How to catch bigger barbel
This beauty from the Swale was caught on a single tare from a low clear river

The only other things that can give our presence away are noise and vibration. In water noise and vibration are one and the same so I’ll treat these as one subject. Fish can certainly hear sounds: try clapping your hands and watching the reaction of fry in the margins. Voices probably aren’t easily distinguished from the general background noises provided you don’t shout. Vibrations are the killer: heavy footsteps or dropping heavy items of tackle announce your presence unmistakably.
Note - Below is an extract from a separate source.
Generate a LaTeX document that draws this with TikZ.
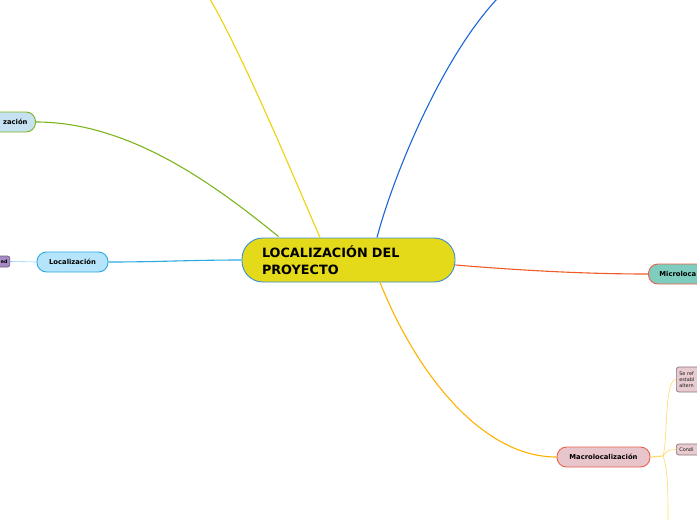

The final factor is your attitude. If you don’t believe that you’re going to catch a big fish then you probably won’t. You need to have confidence in your tackle, your method and your bait. Equally you need to be willing to change and to try new swims and new methods. You don’t catch fish if you’re at home in front of the telly so sometimes it’s just a question of sticking at it – no matter how bad the conditions there’s always a chances of a fish and often the big fat ones are the last to stop feeding.

Adequate Tackle

It goes without saying that your tackle must be capable of landing every barbel that you hook. This means balanced tackle – it’s pointless using 10lb line with a medium feeder rod. You’d think that this would be obvious, but I’ve lost count of the 5lb barbel I’ve caught with hooks in their mouths. I use a 1.5lb test curve rod with 10lb or 12lb line for most of my fishing. I prefer a braid hooklength, but if there is weed about then I always use a mono hooklength.
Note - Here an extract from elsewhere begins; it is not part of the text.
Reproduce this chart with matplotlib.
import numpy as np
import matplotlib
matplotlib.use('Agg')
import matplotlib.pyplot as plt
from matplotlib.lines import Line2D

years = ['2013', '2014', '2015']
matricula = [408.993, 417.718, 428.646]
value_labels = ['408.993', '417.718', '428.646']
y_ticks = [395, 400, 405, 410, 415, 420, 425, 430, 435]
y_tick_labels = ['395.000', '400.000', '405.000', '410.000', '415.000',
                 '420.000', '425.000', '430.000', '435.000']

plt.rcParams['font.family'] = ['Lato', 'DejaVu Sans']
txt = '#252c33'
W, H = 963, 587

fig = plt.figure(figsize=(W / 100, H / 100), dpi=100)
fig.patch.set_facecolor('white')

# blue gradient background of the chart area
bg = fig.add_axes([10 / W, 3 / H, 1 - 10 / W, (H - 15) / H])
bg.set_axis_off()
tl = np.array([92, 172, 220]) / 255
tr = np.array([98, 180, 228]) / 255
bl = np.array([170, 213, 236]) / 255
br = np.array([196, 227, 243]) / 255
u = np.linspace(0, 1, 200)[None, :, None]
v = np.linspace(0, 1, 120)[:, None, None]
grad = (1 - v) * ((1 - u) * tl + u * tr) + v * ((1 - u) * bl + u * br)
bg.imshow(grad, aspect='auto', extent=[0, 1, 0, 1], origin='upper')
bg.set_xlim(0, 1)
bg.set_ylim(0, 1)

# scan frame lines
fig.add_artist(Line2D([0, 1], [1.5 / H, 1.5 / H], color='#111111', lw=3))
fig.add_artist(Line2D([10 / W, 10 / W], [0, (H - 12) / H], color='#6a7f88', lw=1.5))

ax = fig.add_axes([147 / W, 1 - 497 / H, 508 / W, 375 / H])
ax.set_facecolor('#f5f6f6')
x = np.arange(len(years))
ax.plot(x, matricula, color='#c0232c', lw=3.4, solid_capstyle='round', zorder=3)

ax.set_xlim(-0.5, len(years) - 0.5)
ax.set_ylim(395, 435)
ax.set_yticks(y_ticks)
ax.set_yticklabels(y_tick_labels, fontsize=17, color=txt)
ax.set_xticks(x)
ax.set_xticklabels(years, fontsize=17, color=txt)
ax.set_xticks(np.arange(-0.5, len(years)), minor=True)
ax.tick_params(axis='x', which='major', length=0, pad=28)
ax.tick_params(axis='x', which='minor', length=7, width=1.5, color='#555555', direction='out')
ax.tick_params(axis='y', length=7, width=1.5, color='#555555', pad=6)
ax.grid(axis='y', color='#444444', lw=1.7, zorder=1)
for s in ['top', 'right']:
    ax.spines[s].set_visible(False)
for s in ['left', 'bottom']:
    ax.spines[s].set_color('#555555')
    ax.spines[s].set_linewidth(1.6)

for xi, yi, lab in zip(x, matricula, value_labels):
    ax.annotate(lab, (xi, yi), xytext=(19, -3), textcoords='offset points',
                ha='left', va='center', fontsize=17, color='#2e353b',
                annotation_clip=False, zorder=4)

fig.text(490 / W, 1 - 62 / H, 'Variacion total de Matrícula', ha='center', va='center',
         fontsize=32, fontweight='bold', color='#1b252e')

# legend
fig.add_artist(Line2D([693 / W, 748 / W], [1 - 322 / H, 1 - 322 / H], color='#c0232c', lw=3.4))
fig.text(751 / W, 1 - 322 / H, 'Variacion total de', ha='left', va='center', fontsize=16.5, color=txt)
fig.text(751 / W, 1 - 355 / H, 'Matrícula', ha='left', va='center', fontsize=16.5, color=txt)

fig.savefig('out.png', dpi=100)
How to catch bigger barbel
A good fish powers away from the net – is your tackle up to the job?

Your tackle must also be capable of getting your bait to where the fish are. If you can’t Wallis cast then your beautifully engineered centrepin is going to restrict you to fishing close to your side of the river. In flood conditions your rod must be capable of casting the heavy leads required to hold out in the flow.

Rigs

There’s a lot of nonsense talked about rigs. There are only three important things that a barbel rig should offer: it should hook the fish reliably, it should be tangle free and it should be inconspicuous. In my opinion this last is where most people go wrong. Surely it’s obvious that the more conspicuous your rig the more it is likely to spook the fish? You’d think so wouldn’t you, but just look at the standard set-up of most barbel anglers: rods pointing skywards with line tight to a large lead; a short hooklength of some curly stiff stuff with perhaps the last inch or so being limp and flexible; a large shiny hook lying next to your bait. Of course none of us lot fish like that do we?
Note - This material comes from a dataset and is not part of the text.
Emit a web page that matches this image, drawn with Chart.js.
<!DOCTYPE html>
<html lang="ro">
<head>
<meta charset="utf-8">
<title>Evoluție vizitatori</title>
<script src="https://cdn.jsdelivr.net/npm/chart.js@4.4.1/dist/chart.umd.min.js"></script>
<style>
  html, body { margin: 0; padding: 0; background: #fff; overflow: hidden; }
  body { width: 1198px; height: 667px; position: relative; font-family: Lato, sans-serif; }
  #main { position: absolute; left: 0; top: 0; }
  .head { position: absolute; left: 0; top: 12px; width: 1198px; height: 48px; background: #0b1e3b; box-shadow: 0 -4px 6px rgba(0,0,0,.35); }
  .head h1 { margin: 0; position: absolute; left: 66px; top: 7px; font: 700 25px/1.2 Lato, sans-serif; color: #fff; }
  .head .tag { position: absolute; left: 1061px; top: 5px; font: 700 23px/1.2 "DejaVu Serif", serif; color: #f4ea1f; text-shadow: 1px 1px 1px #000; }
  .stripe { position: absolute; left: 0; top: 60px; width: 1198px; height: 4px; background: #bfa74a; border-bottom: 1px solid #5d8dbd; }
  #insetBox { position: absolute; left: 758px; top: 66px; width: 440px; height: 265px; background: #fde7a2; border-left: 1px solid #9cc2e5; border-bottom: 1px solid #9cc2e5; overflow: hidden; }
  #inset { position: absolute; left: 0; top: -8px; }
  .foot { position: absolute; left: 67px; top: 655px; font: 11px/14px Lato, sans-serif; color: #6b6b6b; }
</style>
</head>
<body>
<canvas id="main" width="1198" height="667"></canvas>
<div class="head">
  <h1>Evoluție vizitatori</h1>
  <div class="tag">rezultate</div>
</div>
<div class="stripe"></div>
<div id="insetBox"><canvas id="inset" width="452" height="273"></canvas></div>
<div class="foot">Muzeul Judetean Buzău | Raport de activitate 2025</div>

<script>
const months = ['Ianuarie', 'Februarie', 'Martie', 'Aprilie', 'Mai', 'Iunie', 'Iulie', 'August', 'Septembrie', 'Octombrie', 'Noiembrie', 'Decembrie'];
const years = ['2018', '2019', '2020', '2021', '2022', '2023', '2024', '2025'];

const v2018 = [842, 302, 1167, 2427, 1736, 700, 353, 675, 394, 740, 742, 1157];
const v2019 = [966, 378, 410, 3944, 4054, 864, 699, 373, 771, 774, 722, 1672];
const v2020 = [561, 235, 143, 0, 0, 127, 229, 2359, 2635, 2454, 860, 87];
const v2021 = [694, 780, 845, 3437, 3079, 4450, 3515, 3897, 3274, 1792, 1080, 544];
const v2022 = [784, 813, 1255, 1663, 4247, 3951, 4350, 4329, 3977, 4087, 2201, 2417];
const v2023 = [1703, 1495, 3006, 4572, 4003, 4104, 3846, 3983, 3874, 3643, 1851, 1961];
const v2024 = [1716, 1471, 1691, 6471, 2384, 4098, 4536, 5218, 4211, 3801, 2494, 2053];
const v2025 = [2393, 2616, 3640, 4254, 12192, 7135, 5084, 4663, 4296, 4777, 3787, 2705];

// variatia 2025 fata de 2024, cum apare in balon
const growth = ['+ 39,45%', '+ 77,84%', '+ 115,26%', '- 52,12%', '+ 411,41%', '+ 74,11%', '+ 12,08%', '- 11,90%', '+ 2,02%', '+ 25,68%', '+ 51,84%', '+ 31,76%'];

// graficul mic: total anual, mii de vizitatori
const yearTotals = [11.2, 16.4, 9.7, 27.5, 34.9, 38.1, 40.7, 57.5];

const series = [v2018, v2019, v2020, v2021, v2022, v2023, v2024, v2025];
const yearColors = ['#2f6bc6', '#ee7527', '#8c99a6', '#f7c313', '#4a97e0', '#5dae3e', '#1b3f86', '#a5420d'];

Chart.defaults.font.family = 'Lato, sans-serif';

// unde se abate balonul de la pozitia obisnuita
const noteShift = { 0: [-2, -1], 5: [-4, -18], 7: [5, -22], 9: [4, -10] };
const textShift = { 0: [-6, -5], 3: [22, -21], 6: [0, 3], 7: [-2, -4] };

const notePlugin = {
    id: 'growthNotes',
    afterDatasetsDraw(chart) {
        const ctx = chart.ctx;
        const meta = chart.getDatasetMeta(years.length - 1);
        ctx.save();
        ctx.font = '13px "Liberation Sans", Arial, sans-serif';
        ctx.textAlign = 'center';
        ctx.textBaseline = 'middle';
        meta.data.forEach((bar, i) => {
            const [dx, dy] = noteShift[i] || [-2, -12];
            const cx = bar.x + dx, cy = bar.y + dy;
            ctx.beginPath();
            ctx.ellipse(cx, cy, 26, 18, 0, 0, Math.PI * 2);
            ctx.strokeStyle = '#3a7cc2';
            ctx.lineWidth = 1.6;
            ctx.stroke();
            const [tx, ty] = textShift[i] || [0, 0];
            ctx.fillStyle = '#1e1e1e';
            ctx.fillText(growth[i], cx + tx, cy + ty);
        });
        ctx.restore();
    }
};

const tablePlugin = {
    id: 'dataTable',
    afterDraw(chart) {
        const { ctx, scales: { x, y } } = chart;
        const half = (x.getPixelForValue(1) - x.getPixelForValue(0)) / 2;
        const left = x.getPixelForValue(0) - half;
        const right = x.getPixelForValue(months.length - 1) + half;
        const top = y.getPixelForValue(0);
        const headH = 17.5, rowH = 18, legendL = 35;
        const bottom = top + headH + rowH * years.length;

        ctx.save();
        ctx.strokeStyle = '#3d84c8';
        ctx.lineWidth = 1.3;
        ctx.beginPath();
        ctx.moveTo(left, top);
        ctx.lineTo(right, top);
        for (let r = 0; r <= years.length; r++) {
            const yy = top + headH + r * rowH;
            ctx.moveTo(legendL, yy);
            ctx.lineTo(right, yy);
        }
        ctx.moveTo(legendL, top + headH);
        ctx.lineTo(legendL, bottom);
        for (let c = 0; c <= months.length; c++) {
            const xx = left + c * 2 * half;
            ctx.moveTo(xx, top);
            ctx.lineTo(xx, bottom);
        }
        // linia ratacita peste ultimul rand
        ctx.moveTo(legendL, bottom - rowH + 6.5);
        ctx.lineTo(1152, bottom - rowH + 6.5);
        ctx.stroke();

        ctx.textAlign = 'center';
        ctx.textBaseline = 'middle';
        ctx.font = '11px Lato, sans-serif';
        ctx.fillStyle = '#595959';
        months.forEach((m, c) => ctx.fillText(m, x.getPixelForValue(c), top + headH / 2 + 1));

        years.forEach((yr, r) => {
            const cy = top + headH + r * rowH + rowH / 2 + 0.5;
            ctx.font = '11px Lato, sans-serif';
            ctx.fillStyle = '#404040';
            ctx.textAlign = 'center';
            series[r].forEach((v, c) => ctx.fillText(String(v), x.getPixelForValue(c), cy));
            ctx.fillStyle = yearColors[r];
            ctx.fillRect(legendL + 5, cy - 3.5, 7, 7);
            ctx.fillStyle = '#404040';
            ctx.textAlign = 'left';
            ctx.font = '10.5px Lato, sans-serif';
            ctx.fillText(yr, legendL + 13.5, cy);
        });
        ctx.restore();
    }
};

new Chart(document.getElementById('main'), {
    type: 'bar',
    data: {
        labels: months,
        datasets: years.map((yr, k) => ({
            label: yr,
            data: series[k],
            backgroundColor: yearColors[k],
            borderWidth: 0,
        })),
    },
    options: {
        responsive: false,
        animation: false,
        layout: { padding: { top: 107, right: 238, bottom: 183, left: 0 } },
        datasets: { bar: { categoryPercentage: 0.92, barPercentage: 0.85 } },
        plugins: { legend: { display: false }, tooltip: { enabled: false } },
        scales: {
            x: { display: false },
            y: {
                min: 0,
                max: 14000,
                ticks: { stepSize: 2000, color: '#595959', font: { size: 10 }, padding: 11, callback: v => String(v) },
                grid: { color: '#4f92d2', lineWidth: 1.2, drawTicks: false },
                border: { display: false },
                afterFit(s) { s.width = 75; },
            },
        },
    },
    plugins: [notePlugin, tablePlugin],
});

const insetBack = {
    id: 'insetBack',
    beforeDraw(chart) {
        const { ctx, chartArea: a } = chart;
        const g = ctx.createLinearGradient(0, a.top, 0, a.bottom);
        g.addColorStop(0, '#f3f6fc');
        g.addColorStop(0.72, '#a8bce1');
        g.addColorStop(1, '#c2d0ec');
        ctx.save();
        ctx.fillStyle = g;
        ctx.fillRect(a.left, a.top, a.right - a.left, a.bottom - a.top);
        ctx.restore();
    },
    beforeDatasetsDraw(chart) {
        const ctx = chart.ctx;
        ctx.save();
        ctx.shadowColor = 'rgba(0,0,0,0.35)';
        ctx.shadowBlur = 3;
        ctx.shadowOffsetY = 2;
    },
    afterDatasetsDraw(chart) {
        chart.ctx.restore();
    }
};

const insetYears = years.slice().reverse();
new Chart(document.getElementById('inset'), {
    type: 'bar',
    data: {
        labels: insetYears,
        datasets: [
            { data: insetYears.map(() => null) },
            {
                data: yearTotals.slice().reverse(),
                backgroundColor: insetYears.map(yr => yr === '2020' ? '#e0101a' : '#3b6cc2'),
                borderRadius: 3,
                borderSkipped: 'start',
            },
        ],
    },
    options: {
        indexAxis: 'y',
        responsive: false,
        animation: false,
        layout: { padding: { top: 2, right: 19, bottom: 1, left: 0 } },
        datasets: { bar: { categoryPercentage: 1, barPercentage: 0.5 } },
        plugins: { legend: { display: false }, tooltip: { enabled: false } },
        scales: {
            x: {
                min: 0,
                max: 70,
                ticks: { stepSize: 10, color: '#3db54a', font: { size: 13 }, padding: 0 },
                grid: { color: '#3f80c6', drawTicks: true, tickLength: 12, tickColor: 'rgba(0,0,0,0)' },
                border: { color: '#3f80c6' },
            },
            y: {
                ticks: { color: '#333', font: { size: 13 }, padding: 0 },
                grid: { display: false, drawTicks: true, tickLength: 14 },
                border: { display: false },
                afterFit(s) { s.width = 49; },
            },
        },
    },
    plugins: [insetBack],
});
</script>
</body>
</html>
So let’s start again and think about this logically. What we’re trying to do is to make our tackle as inconspicuous as possible and thus spook as few fish as possible. Fish have 3 ways (I’m discounting smell) of detecting our rigs: vibration (sound), sight and feel.

Vibration: this can be the most difficult thing to overcome. We can be quiet on the bank, but unless we can lower our bait into the water we have to cast. Fish in heavily fished stretches will associate the sound of a lead or feeder hitting the water with danger. Heavy loose feeding might also have an adverse effect as Mrs Barbel might associate the noise of this with the presence of a baited hook. So what do we do? Well we have two options. The first is to change the ‘signature’ of our rig hitting the water. You can do this by using the lightest bomb possible, I often use 1/8 oz bombs, or by using a string of swan shot. Additional weight for casting can be a ball of paste wrapped round the hook bait or a pva bag of freebies. The second is to cast as little as possible – get as much feed as you need in early in the session then wait for the fish to return. Regular casting might catch you more fish, but they are likely to be smaller fish. The effectiveness of bait and wait tactics is largely due to the fish being allowed time to recover from disturbance and begin to feed confidently.